9. Spaced retrieval and interleaving. Return to chunks in later sessions spaced over days. Use interleaved practice of different problem types to force schema discrimination without overwhelming WM (Paas & van Merriënboer; spacing research).
10. End with a quick self‑test. Try to reconstruct the worked example or solve a near transfer problem without notes. Self‑testing reveals gaps and strengthens schema storage (germane processing).

Session design templates (two examples)

• Short focused session (30 minutes): 5 min pre‑train vocabulary → 15 min study two worked examples (annotate chunks) → 5 min stepwise practice on a similar problem → 5 min reflection + self‑test.
• Deeper session (60–90 minutes): 10 min pre‑train → 25–30 min worked examples + completion tasks → 20–25 min scaffolded problem solving (fade hints) with pause‑reflect every 12 minutes → 10 min spaced retrieval on previous session material.
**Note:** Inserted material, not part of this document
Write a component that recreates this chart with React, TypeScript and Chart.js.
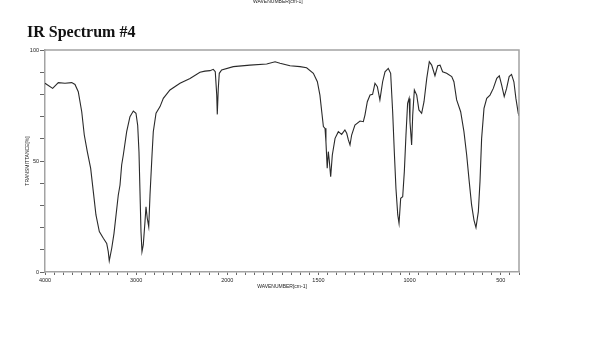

Common Pitfalls (and how to fix them)

• Trying to learn too many objectives at once. Fix: restrict each session to one core objective and two supporting subskills.
• Skipping worked examples because "practice is better." Fix: use worked examples first to build a schema, then practice with fading guidance — novices need that scaffolding (Sweller).
• Presenting split resources (notes on one page, diagrams elsewhere). Fix: integrate text and diagrams to avoid split‑attention; present information where the eye naturally looks (Chandler & Sweller; Meguerdichian et al.).
• Ignoring affective load (stress, fatigue). Fix: schedule difficult learning when rested; include brief relaxation or eye‑closure moments before intense study (application reviews).
• Over‑simplifying germane load (thinking it's optional). Fix: allocate deliberate time for reflection and explanation — building schemas requires effort, not passive exposure.

Example Scenario — Applying the Protocol to a Finance Exam Question Context: You must learn to value a company using Discounted Cash Flow (DCF) for a law/finance exam.
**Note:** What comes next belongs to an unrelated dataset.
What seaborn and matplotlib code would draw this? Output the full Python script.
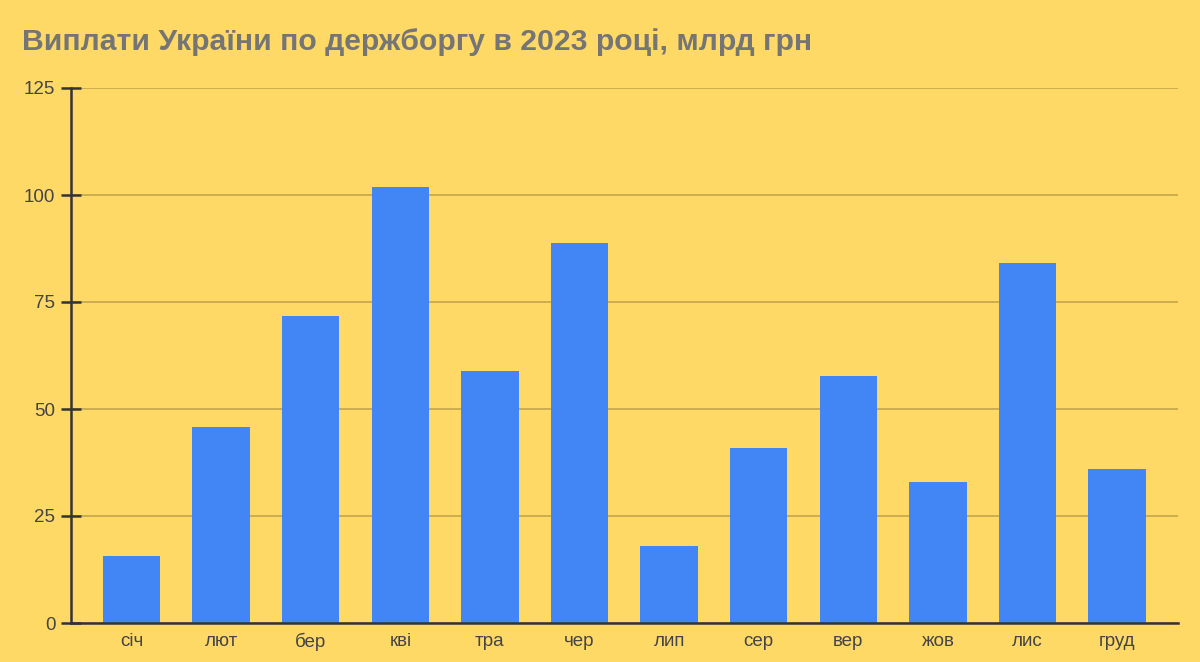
import matplotlib
matplotlib.use("Agg")
import matplotlib.pyplot as plt
import seaborn as sns
import pandas as pd

months = ["січ", "лют", "бер", "кві", "тра", "чер", "лип", "сер", "вер", "жов", "лис", "груд"]
payments = [15.7, 45.9, 71.7, 101.8, 58.8, 88.9, 17.9, 40.8, 57.8, 33.0, 84.0, 35.9]
title = "Виплати України по держборгу в 2023 році, млрд грн"
yticks = [0, 25, 50, 75, 100, 125]

BG = "#FFD966"
BAR = "#4285F4"
GRID = "#C4A64A"
AX = "#333333"
TXT = "#444444"

sns.set_theme(style="white")
plt.rcParams["font.family"] = ["Liberation Sans", "DejaVu Sans"]

df = pd.DataFrame({"month": months, "value": payments})

fig = plt.figure(figsize=(12, 6.62), dpi=100, facecolor=BG)
ax = fig.add_axes([70.7 / 1200, (662 - 623) / 662, (1178 - 70.7) / 1200, (623 - 88) / 662])
ax.set_facecolor(BG)

sns.barplot(data=df, x="month", y="value", color=BAR, saturation=1, width=0.64,
            linewidth=0, edgecolor=BAR, ax=ax, zorder=3)

ax.set_xlim(-0.679, 11.68)
ax.set_ylim(0, 125)
ax.set_yticks(yticks)
ax.set_yticklabels([str(t) for t in yticks])
ax.yaxis.grid(True, color=GRID, linewidth=1.2, zorder=0)
ax.xaxis.grid(False)
ax.set_axisbelow(True)

for s in ["top", "right"]:
    ax.spines[s].set_visible(False)
ax.spines["left"].set_color(AX)
ax.spines["left"].set_linewidth(1.8)
ax.spines["bottom"].set_color(AX)
ax.spines["bottom"].set_linewidth(1.8)
ax.spines["left"].set_zorder(5)
ax.spines["bottom"].set_zorder(5)

ax.tick_params(axis="y", direction="inout", length=14, width=1.8, color=AX,
               labelsize=13.5, labelcolor=TXT, pad=4, left=True)
ax.tick_params(axis="x", length=0, labelsize=13.5, labelcolor=TXT, pad=7)
ax.set_xlabel("")
ax.set_ylabel("")

fig.text(22 / 1200, 1 - 42 / 662, title, fontsize=21.7, fontweight="bold",
         color="#757575", ha="left", va="center")

fig.savefig("out.png", dpi=100, facecolor=BG)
1. Objective: "Calculate the firm value using a two‑stage DCF and explain assumptions."
2. Pre‑train (5–8 min): Learn/refresh core vocabulary: free cash flow, WACC, growth rates, terminal value. Create chunk labels: FCF, WACC, TV formula.
3. Worked example (15–20 min): Study a fully worked DCF; annotate each calculation and label chunks. Note where assumptions influence results.
4. Completion task (10 min): Given a partially worked DCF with missing WACC and TV, fill them in using hints. This reduces WM load while you practice linking steps.
5. Stepwise practice (15 min): Solve a new DCF problem broken into substeps:
   • Step A: Forecast FCF (compress into FCF chunk).
   • Step B: Calculate WACC (WACC chunk).
   • Step C: Discount cash flows and sum (Valuation chunk).
     After each substep, write down and label results to avoid juggling numbers.
6. Pause & reflect (2 min): Explain aloud why terminal growth assumptions matter for value sensitivity.
7. Self‑test (5 min): Without notes, outline the DCF steps and compute a simplified 3‑year DCF. Identify one sensitivity (e.g., +0.5% WACC effect).
8. Spaced follow‑up: On the next day, practice an interleaved question: price a bond (different domain) then return to DCF to promote schema discrimination.

Key Takeaways

• Working memory is limited: aim to process only a few meaningful chunks at once.
• Reduce extraneous load (poor layout, split attention, distractions) so WM can handle intrinsic material.
• Use worked examples and guidance fading: teach with high support, then remove it gradually.
• Chunk related elements and give them labels — this frees WM and speeds retrieval.
• Break problems into small, labeled steps and pause frequently to reflect and encode.
• Manage affect (stress, fatigue) — emotional load consumes working memory.
• Plan sessions with clear objectives and spaced, interleaved retrieval for durable learning.

Useful Resources

• Paas, F., & van Merriënboer, J. J. G. (2020). Cognitive‑Load Theory: Methods to Manage Working Memory Load in the Learning of Complex Tasks — https://journals.sagepub.com/doi/10.1177/0963721420922183
• Full article (open): Paas & van Merriënboer — https://journals.sagepub.com/doi/full/10.1177/0963721420922183
• Working Memory Underpins Cognitive Development, Learning, and ... (review on working memory mechanisms and limits) — https://pmc.ncbi.nlm.nih.gov/articles/PMC4207727/
• The Application of Cognitive Load Theory to the Design ... (CLT applied to health programs) — https://pmc.ncbi.nlm.nih.gov/articles/PMC12246501/
• Working memory is limited: improving knowledge transfer by optimising simulation through cognitive load theory (simulation education) — https://pmc.ncbi.nlm.nih.gov/articles/PMC8936700/

Use this guide as a template: limit objectives, pre‑teach vocabulary, study worked examples, chunk and label knowledge, use stepwise practice with scaffolding that fades, and build routine reflection. Doing so aligns your study sessions with how WM actually works — making exam preparation smarter and more reliable.